If the analysis only works on one analyst’s machine or after a series of unstated manual interventions, the workflow is still fragile regardless of software choice.

Interpretation Is Part of Analysis

Producing a coefficient or a figure is not the end of analysis. Interpretation requires asking:

  • Is the effect size meaningful?
  • How uncertain is the estimate?
  • Does the interpretation match the design?
  • Are the limits and assumptions stated clearly?
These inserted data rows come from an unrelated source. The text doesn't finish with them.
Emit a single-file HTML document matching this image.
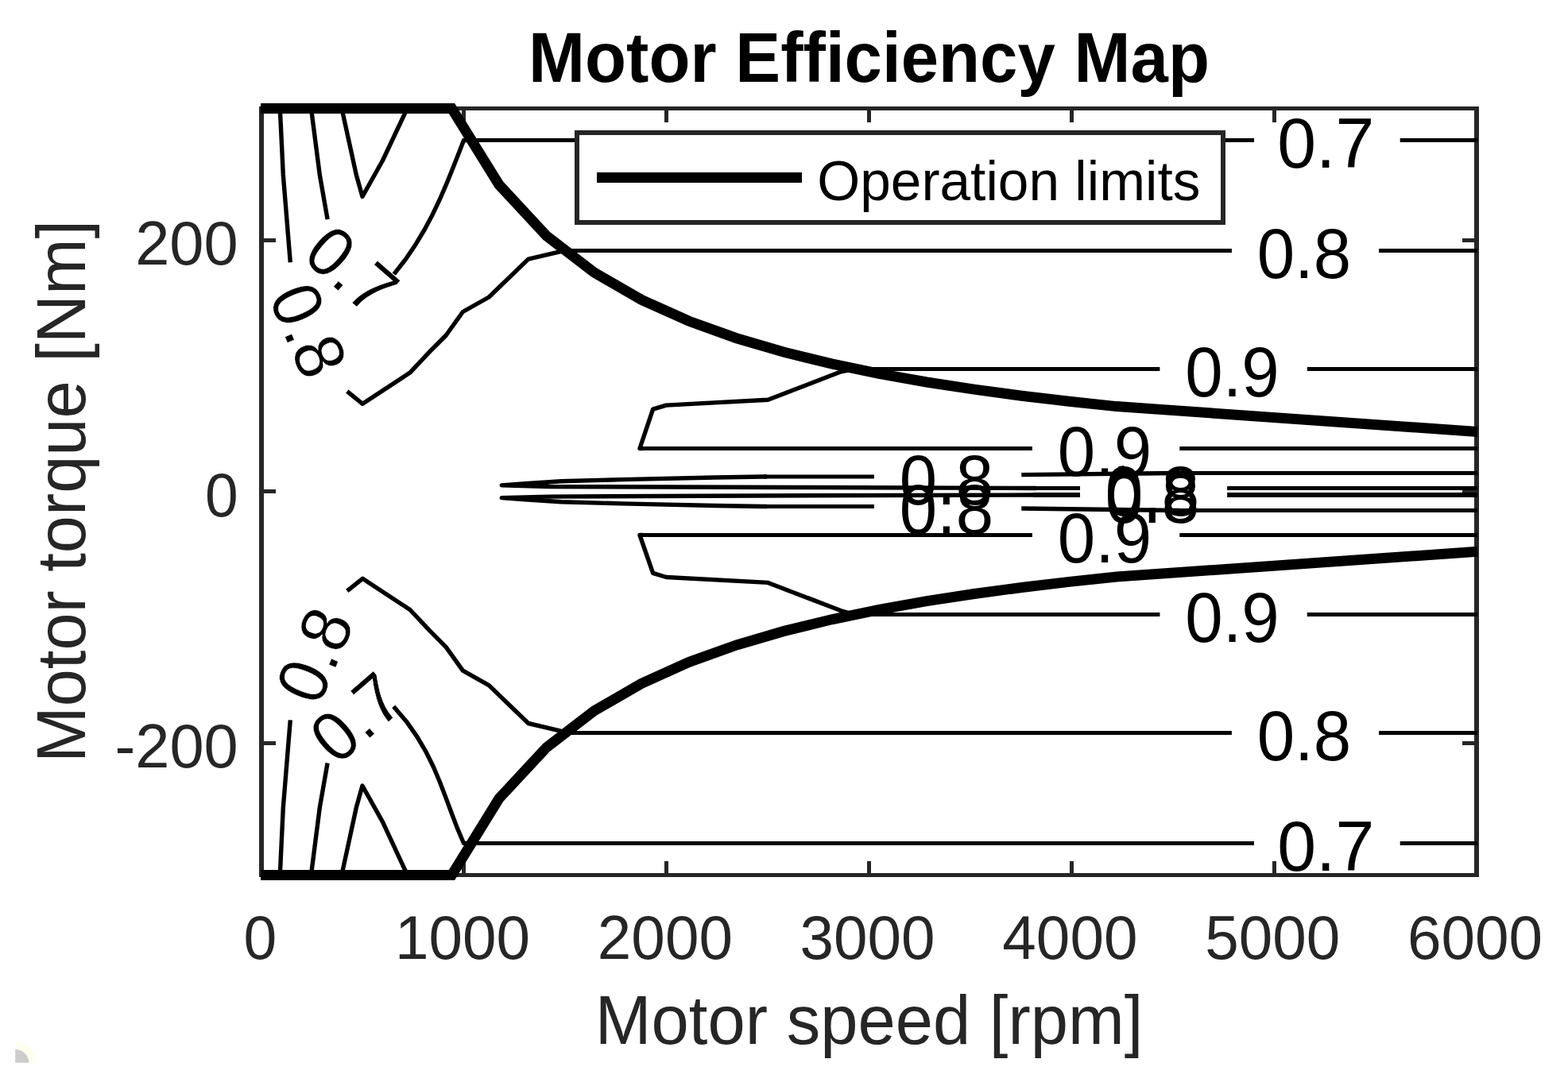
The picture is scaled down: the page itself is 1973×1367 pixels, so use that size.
<!DOCTYPE html>
<html lang="en"><head><meta charset="utf-8"><title>Motor Efficiency Map</title>
<style>html,body{margin:0;padding:0;background:#fff;}body{width:1973px;height:1367px;overflow:hidden;}svg{display:block;}text{font-family:"Liberation Sans",Arial,Helvetica,sans-serif;}</style>
</head><body>
<svg width="1973" height="1367" viewBox="0 0 1973 1367">
<rect width="1973" height="1367" fill="#fff"/>
<path d="M19.2,1311.2 A27,27 0 0 1 46.4,1337.8 L19.2,1337.8 Z" fill="#fffff0"/>
<path d="M19.2,1321 A17.5,17.5 0 0 1 36.6,1337.8 L19.2,1337.8 Z" fill="#cccccc"/>
<g shape-rendering="crispEdges">
<rect x="326" y="134" width="1535" height="5" fill="#262626"/>
<rect x="326" y="1099" width="1535" height="5" fill="#262626"/>
<rect x="326" y="134" width="6" height="970" fill="#262626"/>
<rect x="1855" y="134" width="6" height="970" fill="#262626"/>
<rect x="581" y="134" width="5" height="20" fill="#262626"/>
<rect x="581" y="1084" width="5" height="20" fill="#262626"/>
<rect x="836" y="134" width="5" height="20" fill="#262626"/>
<rect x="836" y="1084" width="5" height="20" fill="#262626"/>
<rect x="1091" y="134" width="5" height="20" fill="#262626"/>
<rect x="1091" y="1084" width="5" height="20" fill="#262626"/>
<rect x="1346" y="134" width="5" height="20" fill="#262626"/>
<rect x="1346" y="1084" width="5" height="20" fill="#262626"/>
<rect x="1601" y="134" width="5" height="20" fill="#262626"/>
<rect x="1601" y="1084" width="5" height="20" fill="#262626"/>
<rect x="326" y="300" width="21" height="5" fill="#262626"/>
<rect x="1840" y="300" width="21" height="5" fill="#262626"/>
<rect x="326" y="616" width="21" height="5" fill="#262626"/>
<rect x="1840" y="616" width="21" height="5" fill="#262626"/>
<rect x="326" y="933" width="21" height="5" fill="#262626"/>
<rect x="1840" y="933" width="21" height="5" fill="#262626"/>
</g>
<g fill="#000" font-size="88.5">
<text transform="translate(422.6,363.3) rotate(41.0) scale(0.95,1)" text-anchor="start" x="-62.0 -12.3 12.8" y="0" stroke="#fff" stroke-width="0.5">0.7</text>
<text transform="translate(360.1,427.7) rotate(67.0) scale(0.95,1)" text-anchor="start" x="-62.0 -12.3 12.8" y="0" stroke="#fff" stroke-width="0.5">0.8</text>
<text transform="translate(468.3,926.4) rotate(-41.0) scale(0.95,1)" text-anchor="start" x="-62.0 -12.3 12.8" y="0" stroke="#fff" stroke-width="0.5">0.7</text>
<text transform="translate(424.0,836.6) rotate(-67.0) scale(0.95,1)" text-anchor="start" x="-62.0 -12.3 12.8" y="0" stroke="#fff" stroke-width="0.5">0.8</text>
</g>
<g fill="none" stroke="#000" stroke-width="5.4" stroke-linejoin="round" stroke-linecap="butt">
<polyline points="352.3,136.3 356.3,220.0 365.3,330.2"/>
<polyline points="391.5,136.3 402.3,220.0 412.1,276.1"/>
<polyline points="430.0,136.3 448.3,220.0 456.0,247.5 481.5,202.0 512.5,136.3"/>
<polyline points="495.7,345.2 510.3,326.5 523.0,307.7 534.2,289.0 544.2,270.2 553.1,251.5 561.3,232.7 568.9,214.0 576.3,195.2 583.6,176.5 587.6,176.5"/>
<polyline points="436.8,492.7 456.2,508.3 515.9,469.1 541.2,442.2 561.3,422.0 582.4,392.5 615.2,374.0 664.8,326.1 704.4,316.8 712.0,315.5 716.0,315.5"/>
<polyline points="809.0,564.5 805.0,564.5 821.6,515.2 838.2,510.1 966.3,503.2 1058.4,467.8 1075.0,464.5 1079.0,464.5"/>
<polyline points="965.0,600.0 961.0,600.0 900.0,601.0 782.5,603.6 706.4,605.8 660.8,608.8 631.2,610.9 691.0,612.5 1000.0,613.5 1300.0,614.5 1304.0,614.5"/>
<polyline points="1285.3,597.6 1480.0,595.5 1484.0,595.5"/>
<polyline points="352.3,1101.2 356.3,1016.6 365.3,906.4"/>
<polyline points="391.5,1101.2 402.3,1016.6 412.1,960.5"/>
<polyline points="430.0,1101.2 448.3,1016.6 456.0,989.1 481.5,1034.6 512.5,1101.2"/>
<polyline points="436.8,743.9 456.2,728.3 515.9,767.5 541.2,794.4 561.3,814.6 582.4,844.1 615.2,862.6 664.8,910.5 704.4,919.8 712.0,922.5 716.0,922.5"/>
<polyline points="809.0,673.5 805.0,673.5 821.6,721.4 838.2,726.5 966.3,733.4 1058.4,768.8 1075.0,773.5 1079.0,773.5"/>
<polyline points="495.2,889.3 511.6,908.4 525.0,927.6 536.2,946.7 545.6,965.8 553.7,985.0 561.0,1004.1 568.1,1023.2 575.4,1042.4 583.5,1061.5 587.5,1061.5"/>
<polyline points="965.0,637.5 961.0,637.5 900.0,636.5 782.5,633.9 706.4,631.7 660.8,628.7 631.2,626.6 691.0,625.1 945.0,624.0 1300.0,623.0 1304.0,623.0"/>
<polyline points="1285.3,640.0 1480.0,642.5 1484.0,642.5"/>
</g>
<g fill="none" stroke="#000" stroke-linecap="butt">
<line x1="583.6" y1="176.5" x2="1578.0" y2="176.5" stroke-width="5.0"/>
<line x1="1761.7" y1="176.5" x2="1859.0" y2="176.5" stroke-width="5.0"/>
<line x1="712.0" y1="315.5" x2="1549.9" y2="315.5" stroke-width="5.0"/>
<line x1="1735.1" y1="315.5" x2="1859.0" y2="315.5" stroke-width="5.0"/>
<line x1="1298.9" y1="564.5" x2="805.0" y2="564.5" stroke-width="5.0"/>
<line x1="1075.0" y1="464.5" x2="1459.4" y2="464.5" stroke-width="5.0"/>
<line x1="1644.8" y1="464.5" x2="1859.0" y2="464.5" stroke-width="5.0"/>
<line x1="1484.3" y1="564.5" x2="1859.0" y2="564.5" stroke-width="5.0"/>
<line x1="1099.9" y1="600.0" x2="961.0" y2="600.0" stroke-width="5.0"/>
<line x1="1300.0" y1="614.5" x2="1359.0" y2="614.5" stroke-width="5.0"/>
<line x1="1480.0" y1="595.5" x2="1859.0" y2="595.5" stroke-width="5.0"/>
<line x1="1544.1" y1="614.5" x2="1859.0" y2="614.5" stroke-width="5.0"/>
<line x1="1761.7" y1="1061.5" x2="1859.0" y2="1061.5" stroke-width="5.0"/>
<line x1="712.0" y1="922.5" x2="1549.9" y2="922.5" stroke-width="5.0"/>
<line x1="1735.1" y1="922.5" x2="1859.0" y2="922.5" stroke-width="5.0"/>
<line x1="1298.9" y1="673.5" x2="805.0" y2="673.5" stroke-width="5.0"/>
<line x1="1075.0" y1="773.5" x2="1459.4" y2="773.5" stroke-width="5.0"/>
<line x1="1644.8" y1="773.5" x2="1859.0" y2="773.5" stroke-width="5.0"/>
<line x1="1484.3" y1="673.5" x2="1859.0" y2="673.5" stroke-width="5.0"/>
<line x1="583.5" y1="1061.5" x2="1578.0" y2="1061.5" stroke-width="5.0"/>
<line x1="1099.9" y1="637.5" x2="961.0" y2="637.5" stroke-width="5.0"/>
<line x1="1300.0" y1="623.0" x2="1359.0" y2="623.0" stroke-width="6.0"/>
<line x1="1480.0" y1="642.5" x2="1859.0" y2="642.5" stroke-width="5.0"/>
<line x1="1544.1" y1="623.0" x2="1859.0" y2="623.0" stroke-width="6.0"/>
</g>
<g fill="none" stroke="#000" stroke-width="13.0" stroke-linejoin="miter" stroke-linecap="butt">
<polyline points="328.0,136.5 568.5,136.5 627.9,232.5 687.7,296.9 747.5,342.9 807.3,377.4 867.1,404.3 926.8,425.7 986.6,443.3 1046.4,457.9 1106.2,470.3 1166.0,481.0 1225.8,490.2 1285.5,498.2 1345.3,505.3 1405.1,511.6 1859.0,543.5"/>
<polyline points="328.0,1101.5 568.5,1101.5 627.9,1005.2 687.7,940.8 747.5,894.8 807.3,860.3 867.1,833.4 926.8,812.0 986.6,794.4 1046.4,779.8 1106.2,767.4 1166.0,756.7 1225.8,747.5 1285.5,739.5 1345.3,732.4 1405.1,726.1 1859.0,694.2"/>
</g>
<g fill="#000" font-size="88.5" text-anchor="middle">
<text x="1668.3" y="211.2" textLength="122.0" lengthAdjust="spacingAndGlyphs">0.7</text>
<text x="1640.9" y="350.2" textLength="118.5" lengthAdjust="spacingAndGlyphs">0.8</text>
<text x="1550.5" y="499.2" textLength="118.5" lengthAdjust="spacingAndGlyphs">0.9</text>
<text x="1390.0" y="599.2" textLength="118.5" lengthAdjust="spacingAndGlyphs">0.9</text>
<text x="1190.9" y="634.7" textLength="118.5" lengthAdjust="spacingAndGlyphs">0.8</text>
<text x="1449.9" y="649.2" textLength="118.5" lengthAdjust="spacingAndGlyphs">0.8</text>
<text x="1449.9" y="657.9" textLength="118.5" lengthAdjust="spacingAndGlyphs">0.8</text>
<text x="1190.9" y="672.4" textLength="118.5" lengthAdjust="spacingAndGlyphs">0.8</text>
<text x="1390.0" y="708.2" textLength="118.5" lengthAdjust="spacingAndGlyphs">0.9</text>
<text x="1550.5" y="808.2" textLength="118.5" lengthAdjust="spacingAndGlyphs">0.9</text>
<text x="1640.9" y="957.2" textLength="118.5" lengthAdjust="spacingAndGlyphs">0.8</text>
<text x="1668.3" y="1096.2" textLength="122.0" lengthAdjust="spacingAndGlyphs">0.7</text>
</g>
<g fill="#262626" font-size="77.5">
<text x="327.3" y="1207.0" text-anchor="middle" textLength="41.7" lengthAdjust="spacingAndGlyphs">0</text>
<text x="582.1" y="1207.0" text-anchor="middle" textLength="170.1" lengthAdjust="spacingAndGlyphs">1000</text>
<text x="836.9" y="1207.0" text-anchor="middle" textLength="170.1" lengthAdjust="spacingAndGlyphs">2000</text>
<text x="1091.6" y="1207.0" text-anchor="middle" textLength="170.1" lengthAdjust="spacingAndGlyphs">3000</text>
<text x="1346.4" y="1207.0" text-anchor="middle" textLength="170.1" lengthAdjust="spacingAndGlyphs">4000</text>
<text x="1601.2" y="1207.0" text-anchor="middle" textLength="170.1" lengthAdjust="spacingAndGlyphs">5000</text>
<text x="1856.0" y="1207.0" text-anchor="middle" textLength="170.1" lengthAdjust="spacingAndGlyphs">6000</text>
<text x="299.7" y="333.0" text-anchor="end" textLength="129.5" lengthAdjust="spacingAndGlyphs">200</text>
<text x="299.7" y="650.4" text-anchor="end" textLength="41.7" lengthAdjust="spacingAndGlyphs">0</text>
<text x="299.7" y="965.8" text-anchor="end" textLength="155.3" lengthAdjust="spacingAndGlyphs">-200</text>
</g>
<text x="1093.6" y="1314.0" font-size="87" fill="#262626" text-anchor="middle" textLength="689.7" lengthAdjust="spacingAndGlyphs">Motor speed [rpm]</text>
<text transform="translate(107.0,618.4) rotate(-90)" font-size="87" fill="#262626" text-anchor="middle" textLength="683.0" lengthAdjust="spacingAndGlyphs">Motor torque [Nm]</text>
<text x="1093.5" y="103.0" font-size="89" font-weight="bold" fill="#000" text-anchor="middle" textLength="857.0" lengthAdjust="spacingAndGlyphs">Motor Efficiency Map</text>
<g shape-rendering="crispEdges">
<rect x="723" y="164" width="819" height="119" fill="#262626"/>
<rect x="729" y="170" width="807" height="107" fill="#fff"/>
<rect x="751" y="217" width="258" height="13" fill="#000"/>
</g>
<text x="1028.2" y="251.5" font-size="70.0" fill="#000" textLength="482.2" lengthAdjust="spacingAndGlyphs">Operation limits</text>
</svg>
</body></html>
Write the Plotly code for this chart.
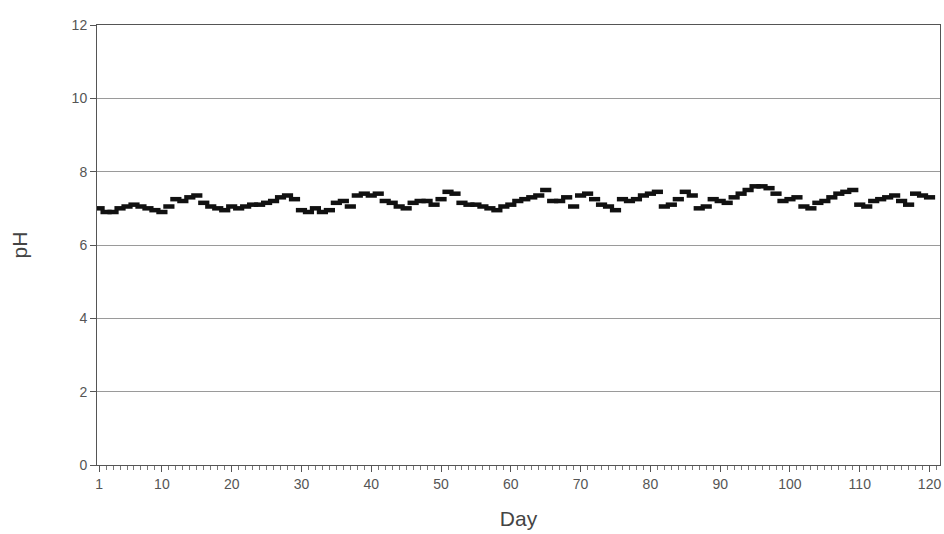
import plotly.graph_objects as go

days = list(range(1, 121))
ph = [
    7.0, 6.9, 6.9, 7.0, 7.05, 7.1, 7.05, 7.0, 6.95, 6.9,
    7.05, 7.25, 7.2, 7.3, 7.35, 7.15, 7.05, 7.0, 6.95, 7.05,
    7.0, 7.05, 7.1, 7.1, 7.15, 7.2, 7.3, 7.35, 7.25, 6.95,
    6.9, 7.0, 6.9, 6.95, 7.15, 7.2, 7.05, 7.35, 7.4, 7.35,
    7.4, 7.2, 7.15, 7.05, 7.0, 7.15, 7.2, 7.2, 7.1, 7.25,
    7.45, 7.4, 7.15, 7.1, 7.1, 7.05, 7.0, 6.95, 7.05, 7.1,
    7.2, 7.25, 7.3, 7.35, 7.5, 7.2, 7.2, 7.3, 7.05, 7.35,
    7.4, 7.25, 7.1, 7.05, 6.95, 7.25, 7.2, 7.25, 7.35, 7.4,
    7.45, 7.05, 7.1, 7.25, 7.45, 7.35, 7.0, 7.05, 7.25, 7.2,
    7.15, 7.3, 7.4, 7.5, 7.6, 7.6, 7.55, 7.4, 7.2, 7.25,
    7.3, 7.05, 7.0, 7.15, 7.2, 7.3, 7.4, 7.45, 7.5, 7.1,
    7.05, 7.2, 7.25, 7.3, 7.35, 7.2, 7.1, 7.4, 7.35, 7.3,
]
x_tickvals = [1, 10, 20, 30, 40, 50, 60, 70, 80, 90, 100, 110, 120]
x_ticktext = ["1", "10", "20", "30", "40", "50", "60", "70", "80", "90", "100", "110", "120"]
y_tickvals = [0, 2, 4, 6, 8, 10, 12]

fig = go.Figure()
fig.add_trace(go.Scatter(
    x=days, y=ph, mode="markers",
    marker=dict(symbol="line-ew-open", size=8, color="#111",
                line=dict(color="#111", width=4.5)),
    showlegend=False,
))

font = "Liberation Sans, Arial, sans-serif"
fig.update_layout(
    width=944, height=534,
    margin=dict(l=97, r=4, t=25, b=69),
    paper_bgcolor="white", plot_bgcolor="white",
    font=dict(family=font, color="#333"),
    xaxis=dict(
        range=[0.7, 121.5], tickvals=x_tickvals, ticktext=x_ticktext,
        showgrid=False, zeroline=False,
        showline=True, linecolor="#555", linewidth=1, mirror=True,
        ticks="outside", ticklen=6, tickcolor="#555",
        minor=dict(dtick=1, tick0=0, ticks="outside", ticklen=4, tickcolor="#777"),
        tickfont=dict(size=14, color="#555"),
        title=dict(text="Day", font=dict(size=21, color="#444"), standoff=20),
    ),
    yaxis=dict(
        range=[0, 12], tickvals=y_tickvals,
        showgrid=True, gridcolor="#9a9a9a", gridwidth=1, zeroline=False,
        showline=True, linecolor="#555", linewidth=1, mirror=True,
        ticks="outside", ticklen=6, tickcolor="#555",
        tickfont=dict(size=14, color="#555"),
        title=dict(text="pH", font=dict(size=21, color="#444"), standoff=38),
    ),
)

fig.write_html("out.html")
This is where many projects become overstated. Strong analysis is not only about finding a pattern. It is about describing what the pattern means, how far the evidence can travel, and what remains uncertain.

A Good Beginner Standard

A solid early-career analysis project does not need to be technically elaborate. It needs to be coherent. A good benchmark is whether a colleague could:

  1. identify the research question quickly
  2. rerun the scripts from raw data to output
  3. see how key variables were constructed
  4. understand why the chosen models were used
  5. review the main limitations without guesswork

Beginners do not need a complicated workflow. They need one that is legible. If a colleague can rerun the code, trace the key variables, and understand why a result was interpreted the way it was, the analysis is already on solid ground.

That is a more useful standard than trying to look advanced too early.